Padahal, mencuci di waduk punya risiko besar tenggelam. Apalagi Waduk Sangge tergolong waduk yang dalam. Namun, warga tak punya pilihan.

"Kami berharap ada suplai air dari pemerintah. Hingga saat ini belum ada bantuan suplai air," terangnya. 

Hal berbeda lagi dilakukan kalangan pria. Untuk bisa memenuhi kebutuhan rumah tangga, sawah yang tidak dikelola terpaksa harus dijual tanahnya. Tentunya bukan keseluruhan dari bidang sawah yang menjadi mata pencaharian mereka. Namun, tanah dijual dalam bentuk bongkahan guna dijadikan tanah urug.

Sejumlah petani ini rela menjual bongkahan tanah dari sawah mereka untuk bertahan hidup.  Kondisi ini disebabkan musim kemarau yang berkepanjangan, sehingga sawah tidak bisa ditanami.

Warga menjual bongkahan tanah untuk bertahan hidup setelah sawah mereka tidak bisa ditanami karena tidak ada hujan.Foto: (Felek Wahyu/Liputan6.com)

Jono, petani asal Kecamatan Purwodadi, Kabupate Grobogan, menjual bongkahan tanah untuk menutupi kebutuhan keluarganya sehari-hari.

"Sawah di sini hanya mengandalkan air hujan. Jadi kalau kemarau tidak bisa ditanami. Kalau jual tanah begini kan bisa buat nutup kebutuhan sehari-hari," akunya sembari mengangkat bongkahan tanah.

Banyaknya warga yang menjual tanah diikuti dengan banyaknya truk yang hilir mudik masuk ke dalam sawah guna mengangkut bongkahan tanah.

"Lumayan juga kerja di sini, daripada menganggur. Sawah juga tidak bisa ditanami," aku Parjo, pekerja bongkar tanah dadakan yang karena tidak bisa menanam padi di sawah.
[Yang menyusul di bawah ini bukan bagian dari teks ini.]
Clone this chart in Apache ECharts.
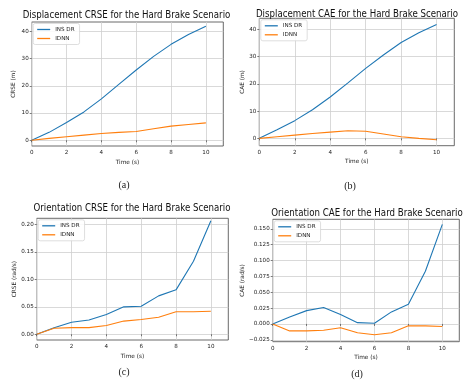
<!DOCTYPE html>
<html><head><meta charset="utf-8">
<script src="https://cdn.jsdelivr.net/npm/echarts@6/dist/echarts.min.js"></script>
<style>html,body{margin:0;padding:0;background:#fff}#c{width:474px;height:385px}</style>
</head><body><div id="c"></div>
<script>
const time = [0,1,2,3,4,5,6,7,8,9,10];
const xTicks = [0,2,4,6,8,10];
// (a) Displacement CRSE
const dispCrseIns  = [0,2.9,6.5,10.4,15.2,20.5,25.8,30.8,35.2,38.8,41.8];
const dispCrseIdnn = [0,0.7,1.3,1.9,2.5,2.9,3.2,4.2,5.2,5.8,6.4];
// (b) Displacement CAE
const dispCaeIns   = [0,3.2,6.5,10.5,15.2,20.4,25.7,30.6,35.2,38.8,41.8];
const dispCaeIdnn  = [0,0.6,1.2,1.8,2.3,2.8,2.6,1.6,0.6,0.0,-0.5];
// (c) Orientation CRSE
const oriCrseIns   = [0,0.012,0.022,0.026,0.036,0.050,0.051,0.070,0.081,0.133,0.207];
const oriCrseIdnn  = [0,0.011,0.012,0.012,0.016,0.024,0.027,0.031,0.041,0.041,0.042];
// (d) Orientation CAE
const oriCaeIns    = [0,0.011,0.021,0.026,0.015,0.002,0.001,0.019,0.031,0.083,0.157];
const oriCaeIdnn   = [0,-0.011,-0.011,-0.010,-0.006,-0.014,-0.017,-0.014,-0.003,-0.003,-0.004];
// tick labels
const yTicksDisp = [0,10,20,30,40];
const yTicksOriCrse = [0,0.05,0.10,0.15,0.20];
const yTicksOriCae = [-0.025,0,0.025,0.050,0.075,0.100,0.125,0.150];

const titles = ['Displacement CRSE for the Hard Brake Scenario','Displacement CAE for the Hard Brake Scenario',
  'Orientation CRSE for the Hard Brake Scenario','Orientation CAE for the Hard Brake Scenario'];
const captions = ['(a)','(b)','(c)','(d)'];
const yNames = ['CRSE (m)','CAE (m)','CRSE (rad/s)','CAE (rad/s)'];
const seriesNames = ['INS DR','IDNN'];

const BLUE = '#1f77b4', ORANGE = '#ff7f0e';
const FONT = 'DejaVu Sans';
const grids = [
  {left:31.7, top:22, width:191.6, height:124},
  {left:259.3, top:18.3, width:195, height:127.4},
  {left:36.7, top:218.3, width:191.6, height:121.7},
  {left:272.7, top:219.3, width:186.6, height:122.4}
];
const yRanges = [[-2.1,43.4],[-2.7,44.1],[-0.0105,0.2115],[-0.028,0.165]];
const yTickSets = [yTicksDisp, yTicksDisp, yTicksOriCrse, yTicksOriCae];
const yFmt = [v=>String(v), v=>String(v), v=>v.toFixed(2), v=>(v<0?'\u2212':'')+Math.abs(v).toFixed(3)];
const yNameGap = [15, 14, 19, 25];
const dataSets = [[dispCrseIns,dispCrseIdnn],[dispCaeIns,dispCaeIdnn],[oriCrseIns,oriCrseIdnn],[oriCaeIns,oriCaeIdnn]];
const titlePos = [{x:126.5,y:10.5},{x:357,y:9},{x:132,y:203.5},{x:367,y:208}];
const capPos = [{x:124,y:180},{x:350,y:181},{x:124,y:367.5},{x:357,y:369}];

const option = {
  animation:false,
  backgroundColor:'#fff',
  title:[], grid:[], xAxis:[], yAxis:[], series:[], legend:[]
};
for (let i=0;i<4;i++){
  const g = grids[i];
  option.grid.push(Object.assign({show:true, borderColor:'#444', borderWidth:0.8, containLabel:false}, g));
  option.title.push({text:titles[i], left:titlePos[i].x, top:titlePos[i].y, textAlign:'center', padding:0,
    textStyle:{fontFamily:"'DejaVu Sans Condensed', 'Liberation Sans', sans-serif", fontSize:9.6, fontWeight:'normal', color:'#111'}});
  option.title.push({text:captions[i], left:capPos[i].x, top:capPos[i].y, textAlign:'center', padding:0,
    textStyle:{fontFamily:'Liberation Serif', fontSize:10, fontWeight:'normal', color:'#222'}});
  option.xAxis.push({type:'value', gridIndex:i, min:0, max:11,
    name:'Time (s)', nameLocation:'middle', nameGap:13,
    nameTextStyle:{fontFamily:FONT, fontSize:5.8, color:'#222'},
    axisLine:{show:false},
    axisTick:{show:true, length:2, customValues:xTicks, lineStyle:{color:'#444', width:0.7}},
    axisLabel:{customValues:xTicks, fontFamily:FONT, fontSize:5.6, color:'#222', margin:3.5},
    splitLine:{show:true, lineStyle:{color:'#cfcfcf', width:0.8}}});
  option.yAxis.push({type:'value', gridIndex:i, min:yRanges[i][0], max:yRanges[i][1],
    name:yNames[i], nameLocation:'middle', nameGap:yNameGap[i],
    nameTextStyle:{fontFamily:FONT, fontSize:5.8, color:'#222'},
    axisLine:{show:false},
    axisTick:{show:true, length:2, customValues:yTickSets[i], lineStyle:{color:'#444', width:0.7}},
    axisLabel:{customValues:yTickSets[i], formatter:yFmt[i], fontFamily:FONT, fontSize:5.6, color:'#222', margin:3},
    splitLine:{show:true, lineStyle:{color:'#cfcfcf', width:0.8}}});
  for (let s=0;s<2;s++){
    option.series.push({type:'line', name:seriesNames[s], xAxisIndex:i, yAxisIndex:i,
      data: time.map((t,k)=>[t, dataSets[i][s][k]]),
      showSymbol:false, symbol:'none', lineStyle:{width:1.1, color:s?ORANGE:BLUE}, itemStyle:{color:s?ORANGE:BLUE}});
  }
  option.legend.push({data:seriesNames, orient:'vertical', left:g.left+1.5, top:g.top+1.5,
    backgroundColor:'rgba(255,255,255,0.85)', borderColor:'#d6d6d6', borderWidth:0.8, borderRadius:2,
    padding:[3,5,3,4], itemGap:3, itemWidth:13, itemHeight:1.3, icon:'rect',
    textStyle:{fontFamily:FONT, fontSize:5.6, color:'#222', padding:[0,0,0,0]}});
}
const chart = echarts.init(document.getElementById('c'), null, {renderer:'canvas'});
chart.setOption(option);
</script></body></html>
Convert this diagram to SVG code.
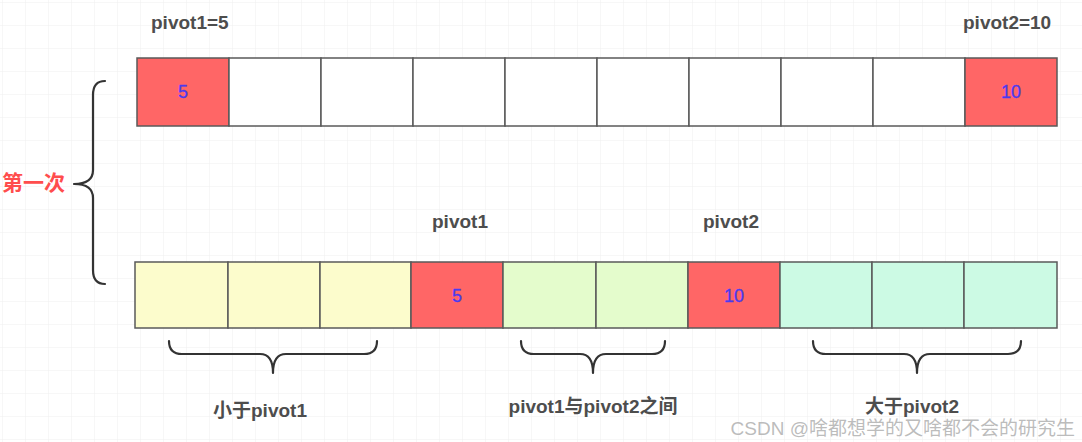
<svg xmlns="http://www.w3.org/2000/svg" width="1082" height="442" viewBox="0 0 1082 442">
<style>
.cell{stroke:#5a5a5a;stroke-width:1.5}
.white{fill:#ffffff}
.red{fill:#ff6666}
.yel{fill:#fcfccc}
.grn{fill:#e4fccc}
.teal{fill:#ccfae4}
.num{font-family:"Liberation Sans",Arial,sans-serif;font-size:18px;fill:#4a3af0;stroke:#4a3af0;stroke-width:0.3;text-anchor:middle}
.lbl{font-family:"Liberation Sans","Noto Sans CJK SC",sans-serif;font-size:19px;font-weight:bold;fill:#4d4d4d}
.brace{fill:none;stroke:#333333;stroke-width:2.2;stroke-linecap:round;stroke-linejoin:round}
</style>
<defs>
<pattern id="grid" width="23" height="23" patternUnits="userSpaceOnUse" x="3" y="3">
<path d="M23 0V23M0 23H23" fill="none" stroke="#efefef" stroke-width="1"/>
</pattern>
</defs>
<rect width="1082" height="442" fill="#ffffff"/>
<rect width="1082" height="442" fill="url(#grid)"/>

<g id="top-row">
<rect class="cell red" x="137" y="58" width="92" height="68"/>
<rect class="cell white" x="229" y="58" width="92" height="68"/>
<rect class="cell white" x="321" y="58" width="92" height="68"/>
<rect class="cell white" x="413" y="58" width="92" height="68"/>
<rect class="cell white" x="505" y="58" width="92" height="68"/>
<rect class="cell white" x="597" y="58" width="92" height="68"/>
<rect class="cell white" x="689" y="58" width="92" height="68"/>
<rect class="cell white" x="781" y="58" width="92" height="68"/>
<rect class="cell white" x="873" y="58" width="92" height="68"/>
<rect class="cell red" x="965" y="58" width="92" height="68"/>
<text class="num" x="183" y="98">5</text>
<text class="num" x="1011" y="98">10</text>
</g>

<g id="bottom-row">
<rect class="cell yel" x="135" y="262" width="93" height="66"/>
<rect class="cell yel" x="228" y="262" width="92" height="66"/>
<rect class="cell yel" x="320" y="262" width="91" height="66"/>
<rect class="cell red" x="411" y="262" width="92" height="66"/>
<rect class="cell grn" x="503" y="262" width="93" height="66"/>
<rect class="cell grn" x="596" y="262" width="92" height="66"/>
<rect class="cell red" x="688" y="262" width="92" height="66"/>
<rect class="cell teal" x="780" y="262" width="92" height="66"/>
<rect class="cell teal" x="872" y="262" width="92" height="66"/>
<rect class="cell teal" x="964" y="262" width="93" height="66"/>
<text class="num" x="457" y="302">5</text>
<text class="num" x="734" y="302">10</text>
</g>

<g id="labels">
<text class="lbl" x="151" y="29">pivot1=5</text>
<text class="lbl" x="963" y="29">pivot2=10</text>
<text class="lbl" x="432" y="228">pivot1</text>
<text class="lbl" x="703" y="228">pivot2</text>
<text x="2" y="190" style="font-family:'Noto Sans CJK SC',sans-serif;font-size:21px;font-weight:bold;fill:#ff4d4d">第一次</text>
</g>

<g id="connectors">
<path class="brace" d="M105 81 Q93 81 93 95 V170 Q93 184 74 184 Q93 184 93 198 V270 Q93 284 105 284"/>
<path class="brace" d="M169 341 Q169 354 182 354 H260 Q273 354 273 373 Q273 354 286 354 H364 Q377 354 377 341"/>
<path class="brace" d="M521 341 Q521 354 534 354 H580 Q593 354 593 373 Q593 354 606 354 H652 Q665 354 665 341"/>
<path class="brace" d="M813 341 Q813 354 826 354 H904 Q917 354 917 373 Q917 354 930 354 H1008 Q1021 354 1021 341"/>
</g>

<g id="bottom-labels">
<text class="lbl" x="260" y="417" text-anchor="middle">小于pivot1</text>
<text class="lbl" x="593" y="413" text-anchor="middle">pivot1与pivot2之间</text>
<text class="lbl" x="912" y="413" text-anchor="middle">大于pivot2</text>
</g>

<text x="1075" y="435" text-anchor="end" style="font-family:'Liberation Sans','Noto Sans CJK SC',sans-serif;font-size:19px;fill:#b0b0b0;fill-opacity:0.85">CSDN @啥都想学的又啥都不会的研究生</text>
</svg>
Bongkahan tanah ini biasanya digunakan untuk menguruk halaman rumah atau pondasi bangunan baru. Harga jualnya pun bervariasi, tergantung jarak tempuh dari tempat pengambilan bongkahan tanah menuju lokasi pengurukan. Berkisar Rp 90 ribu sampai Rp 150 ribu.

"Biasanya kalau ke desa sekitar sini saja cuma Rp 90 ribu, kan jaraknya sangat dekat. Lain halnya kalau sampai Purwodadi sana, tentu harganya berbeda," tambah Parjo.

Warga lebih memilih bongkahan tanah dari sawah, selain harganya lebih murah dari tanah padas yang biasanya untuk uruk, tanah dari sawah ini bisa ditanami saat dipakai untuk pengurukan halaman.

"Memang harganya lebih murah. Di samping itu, kalau ditanami juga subur, lain halnya dengan tanah padas," aku Rokani, pemakai tanah urug.